Whether Indexed Universal Life Insurance policies are a good investment depends on individual financial goals and circumstances. IULs can be appealing for those who want a combination of insurance protection and cash value growth, particularly in a lower interest rate environment. However, they come with fees and costs that can affect the overall return on investment.
While IULs can offer potential tax advantages and the possibility of more significant cash value growth linked to market indices, they are not universally the best investment option. It’s essential to evaluate other investment vehicles, such as stocks, mutual funds, or retirement accounts, and compare their potential for returns, risks, and liquidity before committing to an IUL.
What are the advantages of Indexed Universal Life Insurance policies?
One of the key advantages of IULs is the potential for cash value growth tied to market performance, without the risk of losing cash value in a declining market due to the built-in floor. This means policyholders can participate in market gains while being protected from market losses, making it a unique hybrid product. Additionally, the cash value can be accessed through loans or withdrawals, providing liquidity when needed.
Another significant advantage is the tax-deferred growth of the cash value. Policyholders can take tax-free loans against the cash value, and the death benefit is generally paid out tax-free to beneficiaries. The flexibility to adjust premiums and death benefits as financial needs change also makes IULs an attractive option for individuals looking for personalized, long-term financial planning solutions.
What are the risks associated with IUL policies?
Indexed Universal Life Insurance policies come with several risks that potential buyers should consider. One of the main concerns is the complexity of IULs; understanding how the indexing, caps, and floors work can be challenging. Additionally, high fees and costs associated with IULs can reduce the cash value growth and overall returns, making it critical to read and understand the fine print before purchasing.
Moreover, while IULs provide some level of market exposure, they are not designed for aggressive growth. Caps limit the maximum return on cash value even when the linked index performs well. Market fluctuations can significantly impact the growth potential, and if the policyholder takes loans against the cash value, this can reduce the death benefit and eventual payout to beneficiaries, adding another layer of risk.

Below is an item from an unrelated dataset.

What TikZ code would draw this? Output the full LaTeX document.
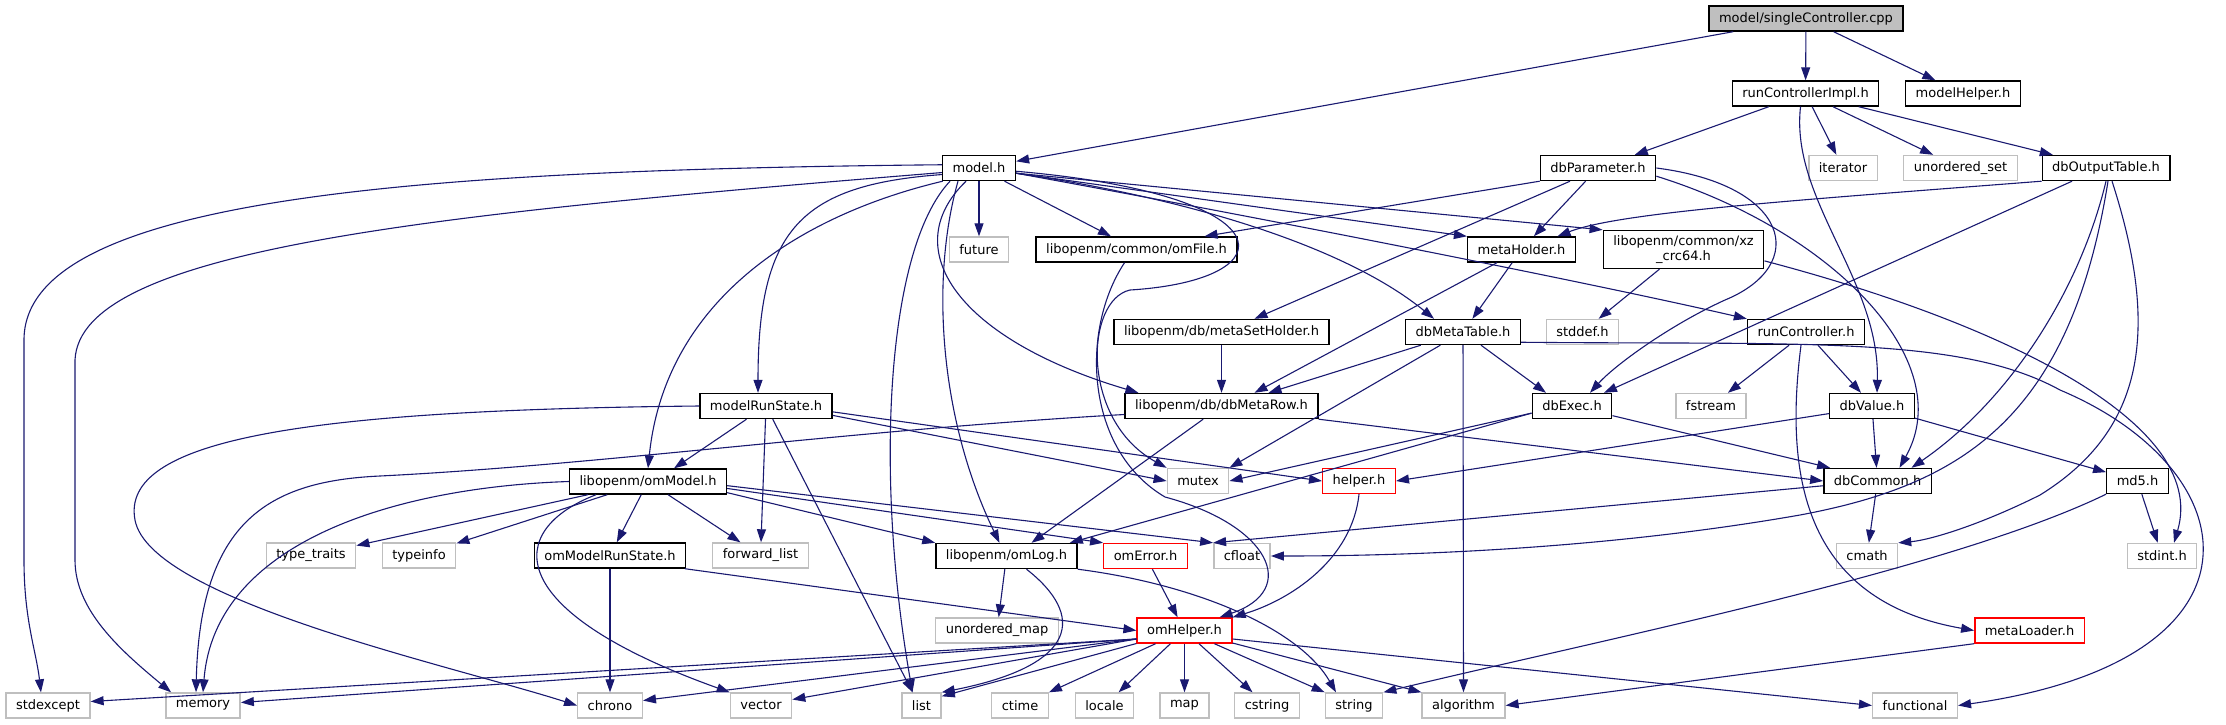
\documentclass[tikz,border=0pt]{standalone}
\usepackage{fontspec}
\setmainfont{DejaVu Sans}
\usetikzlibrary{arrows.meta, positioning}
\definecolor{edgeBlue}{HTML}{191970}
\definecolor{sysGray}{HTML}{BFBFBF}
\definecolor{rootGray}{HTML}{BFBFBF}
\definecolor{errRed}{HTML}{FF0000}
\tikzset{
  edge/.style={-{Triangle[length=13pt,width=9pt]}, draw=edgeBlue, line width=1.1pt},
  filebox/.style={rectangle, draw=black, line width=1.4pt, fill=white,
                  font=\fontsize{13pt}{15pt}\selectfont, inner xsep=10pt,
                  inner ysep=0pt, minimum height=25pt},
  sysbox/.style={filebox, draw=sysGray},
  redbox/.style={filebox, draw=errRed},
  rootbox/.style={filebox, fill=rootGray},
}

\begin{document}
\begin{tikzpicture}[x=1pt, y=-1pt]
    \useasboundingbox (0,0) rectangle (2226,724);
    % top rows
    \node[rootbox] (root) at (1806,18.5) {model/singleController.cpp};
    \node[filebox] (rci) at (1805.5,93.5) {runControllerImpl.h};
    \node[filebox] (mhelper) at (1963,93.5) {modelHelper.h};
    \node[filebox] (model) at (979,168) {model.h};
    \node[filebox] (dbpar) at (1598,168) {dbParameter.h};
    \node[sysbox] (iter) at (1843,168) {iterator};
    \node[sysbox] (uset) at (1960.5,168) {unordered\_set};
    \node[filebox] (dbout) at (2106,168) {dbOutputTable.h};
    \node[sysbox] (future) at (979,249.5) {future};
    \node[filebox] (omfile) at (1136.5,249.5) {libopenm/common/omFile.h};
    \node[filebox] (metah) at (1521.5,249.5) {metaHolder.h};
    \node[filebox, align=center, inner ysep=5pt] (xz) at (1683.5,249.5)
      {libopenm/common/xz\\\_crc64.h};
    \node[filebox] (msh) at (1221.5,332) {libopenm/db/metaSetHolder.h};
    \node[filebox] (dbmt) at (1463,332) {dbMetaTable.h};
    \node[sysbox] (stddef) at (1582.5,332) {stddef.h};
    \node[filebox] (runc) at (1806,332) {runController.h};
    % middle rows
    \node[filebox] (mrs) at (766,406) {modelRunState.h};
    \node[filebox] (dbrow) at (1221.5,406) {libopenm/db/dbMetaRow.h};
    \node[filebox] (dbexec) at (1572,406) {dbExec.h};
    \node[sysbox] (fstream) at (1711,406) {fstream};
    \node[filebox] (dbval) at (1872,406) {dbValue.h};
    \node[filebox] (ommodel) at (648,481.5) {libopenm/omModel.h};
    \node[sysbox] (mutex) at (1198,481) {mutex};
    \node[redbox] (helper) at (1359,481) {helper.h};
    \node[filebox] (dbcom) at (1877.5,481) {dbCommon.h};
    \node[filebox] (md5) at (2137.5,481) {md5.h};
    \node[sysbox] (ttraits) at (311,555.5) {type\_traits};
    \node[sysbox] (tinfo) at (419,555.5) {typeinfo};
    \node[filebox] (omrs) at (610,555.5) {omModelRunState.h};
    \node[sysbox] (fwlist) at (760.5,555.5) {forward\_list};
    \node[filebox] (omlog) at (1006.5,556) {libopenm/omLog.h};
    \node[redbox] (omerr) at (1145.5,556) {omError.h};
    \node[sysbox] (cfloat) at (1242,556) {cfloat};
    \node[sysbox] (cmath) at (1867,556) {cmath};
    \node[sysbox] (stdint) at (2162,556) {stdint.h};
    \node[sysbox] (umap) at (997,630.5) {unordered\_map};
    \node[redbox] (omhelp) at (1184.5,630.5) {omHelper.h};
    \node[redbox] (metaload) at (2029.5,630.5) {metaLoader.h};
    % system headers, bottom row
    \foreach \n/\x in {stdexcept/48, memory/203, chrono/610, vector/761, list/921.5,
      ctime/1020, locale/1104.5, map/1184.5, cstring/1267, string/1354,
      algorithm/1463.5, functional/1915} {
      \node[sysbox] (\n) at (\x,705.5) {\n};
    }

    % singleController.cpp
    \foreach \t in {model, rci, mhelper} { \draw[edge] (root) -- (\t); }
    % runControllerImpl.h
    \foreach \t in {dbpar, iter, uset, dbout} { \draw[edge] (rci) -- (\t); }
    \draw[edge] ([xshift=-5pt]rci.south) .. controls (1790,200) and (1880,280) .. ([xshift=5pt]dbval.north);
    % model.h
    \foreach \t in {future, omfile} { \draw[edge] (model) -- (\t); }
    \draw[edge] (model.-8) -- (xz.north west);
    \draw[edge] (model.-8) -- (metah.north west);
    \draw[edge] (model.-8) .. controls (1300,225) and (1600,285) .. (runc.north west);
    \draw[edge] (model.-8) .. controls (1200,200) and (1350,250) .. ([xshift=-29pt]dbmt.north);
    \draw[edge] (model.-5) .. controls (1290,195) and (1290,280) .. (1130,290)
      .. controls (1085,300) and (1080,420) .. (mutex.north west);
    \draw[edge] (model.175) .. controls (400,170) and (24,200) .. (24,340) -- (24,560)
      .. controls (24,620) and (36,650) .. ([xshift=-7pt]stdexcept.north);
    \draw[edge] (model.187) .. controls (420,215) and (80,250) .. (75,360) -- (75,560)
      .. controls (75,610) and (120,650) .. ([xshift=6pt]memory.north west);
    \draw[edge] (model.190) .. controls (800,185) and (758,230) .. ([xshift=-8pt]mrs.north);
    \draw[edge] (model.200) .. controls (800,215) and (665,300) .. (ommodel.north);
    \draw[edge] ([xshift=-29pt]model.south) .. controls (885,250) and (875,480) .. ([xshift=-9pt]list.north);
    \draw[edge] ([xshift=-21pt]model.south) .. controls (930,280) and (940,420) .. ([xshift=-7pt]omlog.north);
    \draw[edge] ([xshift=-13pt]model.south) .. controls (895,250) and (960,340) .. ([xshift=14pt]dbrow.north west);
    % dbParameter.h
    \draw[edge] (dbpar.south west) -- ([xshift=-33pt]omfile.north east);
    \draw[edge] ([xshift=-28pt]dbpar.south) -- ([xshift=33pt]msh.north);
    \draw[edge] (dbpar) -- (metah);
    \draw[edge] (dbpar.east) .. controls (1790,185) and (1810,265) .. (1725,300)
      .. controls (1670,325) and (1615,365) .. ([xshift=18pt]dbexec.north);
    \draw[edge] (dbpar.-8) .. controls (1830,230) and (1960,360) .. ([xshift=22pt]dbcom.north);
    % dbOutputTable.h
    \draw[edge] (dbout.south west) .. controls (1800,200) and (1620,212) .. ([xshift=36pt]metah.north);
    \draw[edge] ([xshift=-34pt]dbout.south) -- ([xshift=32pt]dbexec.north);
    \draw[edge] (dbout.south) .. controls (2080,290) and (2010,400) .. ([xshift=34pt]dbcom.north);
    \draw[edge] ([xshift=2pt]dbout.south) .. controls (2070,420) and (1960,485) .. (1800,515)
      .. controls (1600,550) and (1400,556) .. (cfloat.east);
    \draw[edge] ([xshift=6pt]dbout.south) .. controls (2160,330) and (2145,430) .. (2040,495)
      .. controls (1980,525) and (1930,540) .. (cmath.north east);
    % metaHolder.h, xz_crc64.h, metaSetHolder.h
    \draw[edge] (metah) -- (dbmt);
    \draw[edge] (metah) -- ([xshift=33pt]dbrow.north);
    \draw[edge] (xz) -- (stddef);
    \draw[edge] (xz.-8) .. controls (1990,320) and (2210,420) .. ([xshift=12pt]stdint.north);
    \draw[edge] (msh) -- (dbrow);
    % dbMetaTable.h
    \draw[edge] (dbmt) -- ([xshift=47pt]dbrow.north);
    \draw[edge] (dbmt) -- (mutex.north east);
    \draw[edge] (dbmt) -- (algorithm);
    \draw[edge] (dbmt) -- ([xshift=-26pt]dbexec.north);
    \draw[edge] (dbmt.-10) .. controls (1800,345) and (1960,335) .. (2060,390)
      .. controls (2250,470) and (2280,660) .. (functional.east);
    % runController.h
    \draw[edge] (runc) -- (fstream);
    \draw[edge] (runc) -- ([xshift=-11pt]dbval.north);
    \draw[edge] ([xshift=-5pt]runc.south) .. controls (1785,470) and (1800,600) .. (metaload.west);
    % modelRunState.h
    \draw[edge] (mrs.west) .. controls (300,410) and (120,440) .. (135,520)
      .. controls (150,600) and (450,665) .. (chrono.west);
    \draw[edge] (mrs) -- ([xshift=26pt]ommodel.north);
    \draw[edge] (mrs) -- (fwlist);
    \draw[edge] (mrs) -- ([xshift=-9pt]list.north);
    \draw[edge] (mrs.-8) -- (mutex.west);
    \draw[edge] (mrs.-5) -- (helper.west);
    % dbMetaRow.h
    \draw[edge] (dbrow.185) .. controls (850,430) and (600,465) .. (380,476)
      .. controls (270,481) and (200,520) .. ([xshift=-7pt]memory.north);
    \draw[edge] (dbrow) -- ([xshift=25pt]omlog.north);
    \draw[edge] (dbrow.south east) -- (dbcom.west);
    % dbExec.h, dbValue.h
    \draw[edge] (dbexec.190) -- (mutex.east);
    \draw[edge] (dbexec.190) -- ([xshift=-8pt]omlog.north east);
    \draw[edge] (dbexec) -- ([xshift=7pt]dbcom.north west);
    \draw[edge] (dbval.190) -- (helper.east);
    \draw[edge] (dbval) -- (dbcom);
    \draw[edge] (dbval) -- (md5);
    % libopenm/omModel.h
    \draw[edge] (ommodel.west) .. controls (400,487) and (215,540) .. (memory.north);
    \foreach \t in {ttraits, tinfo, omrs, fwlist} { \draw[edge] (ommodel) -- (\t); }
    \draw[edge] ([xshift=-52pt]ommodel.south) .. controls (505,530) and (500,610) .. (vector.north west);
    \draw[edge] (ommodel.-8) -- (omlog.north west);
    \draw[edge] (ommodel.-5) -- (omerr.north west);
    \draw[edge] (ommodel.-3) -- (cfloat.north west);
    % dbCommon.h, md5.h
    \draw[edge] (dbcom.185) -- (cfloat.north west);
    \draw[edge] (dbcom) -- (cmath);
    \draw[edge] (md5) -- (stdint);
    \draw[edge] (md5.south west) .. controls (1950,570) and (1600,640) .. (string.north east);
    % lower headers
    \draw[edge] (omrs) -- (chrono);
    \draw[edge] (omrs.-10) -- (omhelp.west);
    \draw[edge] (omlog) -- (umap);
    \draw[edge] ([xshift=20pt]omlog.south) .. controls (1085,615) and (1080,665) .. (list.north east);
    \draw[edge] (omlog.south east) .. controls (1200,585) and (1300,630) .. ([xshift=-18pt]string.north);
    \draw[edge] (omerr) -- (omhelp);
    \draw[edge] (helper.south) .. controls (1352,560) and (1290,600) .. (omhelp.north east);
    \draw[edge] ([xshift=-12pt]omfile.south) .. controls (1080,330) and (1085,450) .. (1165,497)
      .. controls (1270,525) and (1300,590) .. ([xshift=-13pt]omhelp.north east);
    \draw[edge] (metaload.south west) -- (algorithm.east);
    % omHelper.h
    \draw[edge] (omhelp.190) -- ([yshift=4pt]stdexcept.east);
    \draw[edge] (omhelp.190) -- ([yshift=3pt]memory.east);
    \draw[edge] (omhelp.190) -- ([yshift=5pt]chrono.east);
    \draw[edge] (omhelp.190) -- ([yshift=6pt]vector.east);
    \draw[edge] (omhelp) -- ([yshift=-4pt]list.north east);
    \foreach \t in {ctime, locale, map, cstring} { \draw[edge] (omhelp) -- (\t); }
    \draw[edge] (omhelp) -- (string.north west);
    \draw[edge] (omhelp) -- (algorithm.north west);
    \draw[edge] (omhelp.-10) -- (functional.west);
\end{tikzpicture}
\end{document}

How do IULs compare with other types of life insurance?
Indexed Universal Life Insurance policies differ significantly from other types of life insurance, such as term life or whole life. While term life insurance provides coverage for a specific period without a cash value component, whole life insurance offers a guaranteed cash value growth, but usually at lower returns compared to IULs. IULs fill a niche by providing both life insurance coverage and the potential for greater cash value growth linked to indices.
However, compared to standard investment options, such as mutual funds or retirement accounts, IULs may not yield the same level of return. Therefore, it’s essential for individuals to weigh their options, consider their financial goals, and decide whether the added complexity and costs of an IUL make sense in their overall financial plan.
Can I lose money with an Indexed Universal Life Insurance policy?
In an Indexed Universal Life Insurance policy, policyholders won’t lose money in the same way they would with direct market investments. The cash value growth is usually subject to a minimum floor, meaning it won’t decrease during market downturns. However, even with protections in place, high fees and charges can erode the cash value, potentially resulting in lower than expected returns.
Additionally, if policyholders take loans or withdrawals from the cash value, these actions can decrease the available cash value and the death benefit, leading to a loss in the intended financial security for beneficiaries. It’s vital for individuals to understand these dynamics and monitor their policy regularly to ensure they are maximizing their benefits and minimizing potential pitfalls.